My hypothesis is that it’s the specter of seeing old high school acquaintances that affect us rather than actually doing it. That’s to say: I think we’re more concerned by how we’ll feel about ourselves at a reunion than what other people will think about us. The last time we saw most of these people, our lives spread out before us in infinite directions, full of endless possibility. We could be anything, or at least we thought we could be. Twenty-five years later, we are all weighed down by actual reality. I don’t think most people’s actual realities are all that terrible, but I bet they feel that way when you compare them to what they, or others, imagined they would be. You can be the best car salesman, or nurse, or postman, or lawyer, or whatever, but all it takes is one person at a reunion to say, when you tell them what you do, “Oh, I always thought you’d be a [insert something with more imagined glamour than whatever the actual job is]” and you’re off into Existential Crisis Land. Reunions can force us to reckon with what we and others thought we might be, and how it contrasts with how we are.

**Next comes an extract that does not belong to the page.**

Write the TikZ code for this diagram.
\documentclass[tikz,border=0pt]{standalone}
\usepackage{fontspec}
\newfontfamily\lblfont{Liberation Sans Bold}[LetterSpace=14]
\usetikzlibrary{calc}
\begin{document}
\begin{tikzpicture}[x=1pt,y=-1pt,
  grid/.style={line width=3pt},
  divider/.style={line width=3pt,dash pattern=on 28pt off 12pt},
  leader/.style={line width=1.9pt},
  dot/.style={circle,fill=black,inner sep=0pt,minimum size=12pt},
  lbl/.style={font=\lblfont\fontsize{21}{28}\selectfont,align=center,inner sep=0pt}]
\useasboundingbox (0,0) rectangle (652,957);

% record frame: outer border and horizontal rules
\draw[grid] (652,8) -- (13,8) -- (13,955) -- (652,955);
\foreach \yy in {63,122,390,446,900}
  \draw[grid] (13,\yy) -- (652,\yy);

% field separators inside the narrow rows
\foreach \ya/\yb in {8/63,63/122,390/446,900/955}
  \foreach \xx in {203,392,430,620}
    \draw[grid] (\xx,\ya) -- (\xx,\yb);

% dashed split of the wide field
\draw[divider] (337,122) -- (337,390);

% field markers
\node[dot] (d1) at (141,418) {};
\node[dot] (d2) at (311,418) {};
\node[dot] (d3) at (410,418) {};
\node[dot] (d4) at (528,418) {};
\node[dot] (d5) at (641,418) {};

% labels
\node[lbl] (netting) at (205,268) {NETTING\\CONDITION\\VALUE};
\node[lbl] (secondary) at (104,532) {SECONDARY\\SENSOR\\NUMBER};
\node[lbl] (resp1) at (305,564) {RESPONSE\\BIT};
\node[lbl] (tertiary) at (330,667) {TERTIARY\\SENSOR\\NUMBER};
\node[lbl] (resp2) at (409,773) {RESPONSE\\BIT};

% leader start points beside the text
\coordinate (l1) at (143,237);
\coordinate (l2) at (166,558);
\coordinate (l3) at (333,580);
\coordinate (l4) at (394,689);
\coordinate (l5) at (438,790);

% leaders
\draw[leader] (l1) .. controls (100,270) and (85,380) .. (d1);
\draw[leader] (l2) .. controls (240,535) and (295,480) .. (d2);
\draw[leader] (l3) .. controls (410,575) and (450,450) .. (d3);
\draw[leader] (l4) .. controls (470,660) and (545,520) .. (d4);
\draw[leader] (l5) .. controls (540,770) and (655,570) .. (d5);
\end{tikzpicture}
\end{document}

But they really don’t have to be that. They really can be a lot simpler. The most common thing people who don’t go to their reunions say, at least the less traumatized ones, are that a reunion is “not my scene.” I am not sure I have ever met the sort of person whose reunion is their scene; part of the point of a reunion, in fact, is that you are getting away from your usual scene. (If it were your usual scene, there’d be no need to reunite. You’d already be there.) I think this kneejerk cliche means, essentially, “I don’t want to be the type of person who wants to care about a reunion.” But this gives a reunion too much power. It is simply that: A reunion. A way to see people you haven’t seen in a long time. There is no need to make it more than that.

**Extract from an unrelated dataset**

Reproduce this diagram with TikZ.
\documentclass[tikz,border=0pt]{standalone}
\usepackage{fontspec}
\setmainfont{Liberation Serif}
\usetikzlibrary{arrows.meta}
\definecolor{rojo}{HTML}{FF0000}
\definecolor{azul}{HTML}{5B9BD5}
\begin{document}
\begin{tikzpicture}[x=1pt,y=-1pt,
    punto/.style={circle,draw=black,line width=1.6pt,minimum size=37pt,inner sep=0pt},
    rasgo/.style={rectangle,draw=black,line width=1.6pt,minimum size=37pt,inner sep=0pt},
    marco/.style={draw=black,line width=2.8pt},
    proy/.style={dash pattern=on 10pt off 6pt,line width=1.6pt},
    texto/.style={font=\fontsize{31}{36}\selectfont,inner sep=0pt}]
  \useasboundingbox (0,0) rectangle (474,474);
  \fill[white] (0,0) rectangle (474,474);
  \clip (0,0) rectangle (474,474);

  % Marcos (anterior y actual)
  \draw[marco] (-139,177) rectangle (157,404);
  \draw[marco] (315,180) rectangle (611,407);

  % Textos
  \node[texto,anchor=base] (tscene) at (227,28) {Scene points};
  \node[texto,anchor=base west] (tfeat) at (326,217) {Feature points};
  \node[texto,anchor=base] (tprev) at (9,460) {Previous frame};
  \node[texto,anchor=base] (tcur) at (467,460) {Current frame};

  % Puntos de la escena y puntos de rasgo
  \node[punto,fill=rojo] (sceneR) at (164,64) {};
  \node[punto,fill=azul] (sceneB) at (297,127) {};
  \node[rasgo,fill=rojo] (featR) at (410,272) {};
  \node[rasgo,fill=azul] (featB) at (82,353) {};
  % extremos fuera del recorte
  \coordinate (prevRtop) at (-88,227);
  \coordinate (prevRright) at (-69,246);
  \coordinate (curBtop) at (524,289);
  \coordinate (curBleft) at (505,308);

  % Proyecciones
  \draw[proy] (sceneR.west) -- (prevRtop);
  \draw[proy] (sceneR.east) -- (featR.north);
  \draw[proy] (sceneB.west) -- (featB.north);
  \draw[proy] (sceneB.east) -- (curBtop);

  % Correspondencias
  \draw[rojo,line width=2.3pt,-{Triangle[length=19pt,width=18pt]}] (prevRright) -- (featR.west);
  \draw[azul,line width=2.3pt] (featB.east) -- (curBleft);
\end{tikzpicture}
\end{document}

One friend who lives nearby and knew I was back for the reunion texted me last night and asked if I wanted t o meet up this weekend at some point. “I’m not going to the reunion, it’s not my thing, but I’d be happy to see you,” he said. I’d be happy to see him too. It would be happy, lo, to reunite with him. He is curious to see how someone he hasn’t seen in 15 years is doing. But he doesn’t want to go to the reunion. Not his thing. There are many people I am curious to see whom I have not seen in many, many years. Some of them I’ll be happy t o see; some of them surely I won’t. But I am curious. These are people with whom I have a unique shared experience. How did they do when blasted with the real world that was unknowingly awaiting us all? How’d they turn out? Are they OK? Who have I forgotten? What have I forgotten about them? We went through this together, a long time ago. We’re all still here. That seems worthy of revisiting, at least for one night. I’m glad I’m here. It’s not a massive deal. I don’t think it’s a referendum on my life or anybody else’s. It’s just a chance to see some people I don’t get to see anymore. I only wish I could see more of them.